To date, almost 7,000 deaths have been reported as a result of the 2014 Ebola outbreak, with the majority occurring in West Africa. Now, a new study published in The Lancet is the first to reveal the success of an Ebola vaccine in an African population, as well as the success of a vaccine for the closely related Marburg virus.
Both Ebola and Marburg belong to a family of viruses called Filoviridae, or filoviruses, which are known to cause severe hemorrhagic fever in both humans and nonprimates. There are five species of Ebola virus; the Zaire (EBOV) and Sudan (SUDV) strains are behind the 2014 outbreak. Marburg is a single-strain virus.
In their phase 1 clinical trial, led by Dr. Julie Ledgerwood of the National Institutes of Allergy and Infectious Diseases (NIAID), the team tested the effectiveness of two vaccines – one for the EBOV and SUDV strains of Ebola (EBO vaccine) and one for Marburg (MAR vaccine) – in 108 healthy participants aged 18-50 from Kamapala, Uganda, between November 2009 and April 2010.
The vaccines, created by researchers from the NIAID, are made up of protein structures on the outer surface of the viruses. These generate an immune response in the body but do not allow viral replication.

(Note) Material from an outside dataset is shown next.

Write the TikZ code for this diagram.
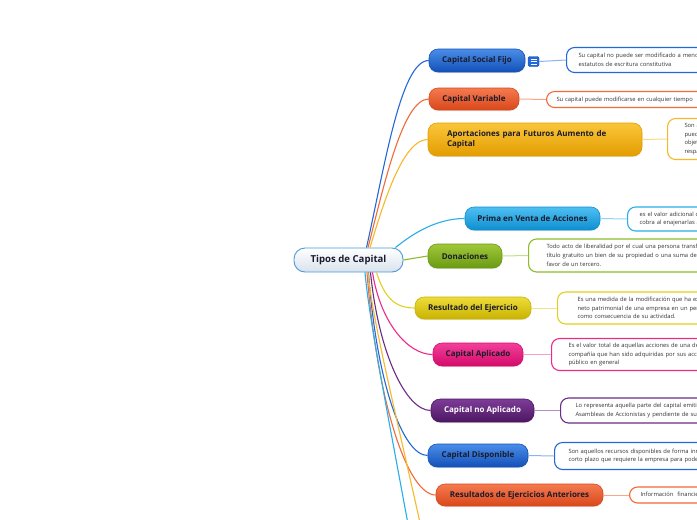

At study baseline and at 4 and 8 weeks later, participants were randomly assigned to receive an injection of either the EBO vaccine, the MAR vaccine, both vaccines or a placebo.
The team found that the EBO and MAR vaccine – when administered separately and together – effectively triggered an immune response in participants by neutralizing antibodies and T cells against the proteins of the viruses.
Among participants who received the EBO vaccine, 17 of 30 displayed an antibody response to the Ebola Zaire protein 4 weeks after the last injection, while 14 of 30 participants who received both the EBO and MAR vaccine showed an antibody response against the protein. The researchers note, however, that these antibodies were at undetectable levels within the following 11 months.
Both of the vaccines were well tolerated by participants, the researchers say, with only one adverse reaction – a low white blood cell count – reported in one participant who received the MAR vaccine only. This case, however, was not believed to be triggered by the vaccine.
Commenting on the team’s findings, Dr. Ledgerwood says:
“This is the first study to show comparable safety and immune response of an experimental Ebola vaccine in an African population. This is particularly encouraging because those at greatest risk of Ebola live primarily in Africa, and diminished vaccine protection in African populations has been seen for other diseases.”
Dr. Ledgerwood notes that the results of this study have already “formed the basis” and boosted clinical testing of another Ebola vaccine, known as cAd3-EBO, which is delivered using a chimpanzee “cold” virus.
Reported by Medical News Today in September, the vaccine was revealed to have induced long-term immunity against Ebola in monkeys, which led the National Institutes of Health to announce the vaccine would be entering phase 1 clinical trials in the US. It is also entering expanded trials in Europe and Africa.
In an editorial linked to this latest study, Dr. Saranya Sridhar, of the Jenner Institute at the University of Oxford in the UK, says the findings should be a “focal point” for Ebola vaccine development.
“With the uncharitable benefit of hindsight in view of the evolving 2014 Ebola outbreak, we must ask ourselves whether a filovirus vaccine should have been in more advanced clinical development,” she says, adding:
“The international response to the present Ebola outbreak is an exemplar of the speed and purpose with which clinical vaccine development can progress and has set the benchmark against which future vaccine development must be judged.
This study is the first step on the aspirational road toward the deployment of filovirus vaccines in Africa and must serve to shake the metaphorical cobwebs that can stall our advance toward this destination.”
A recent report, also published in The Lancet, reveals how a doctor who contracted Ebola in Sierra Leone was successfully treated with a drug called FX06, which is currently undergoing testing for use against vascular leakage syndrome.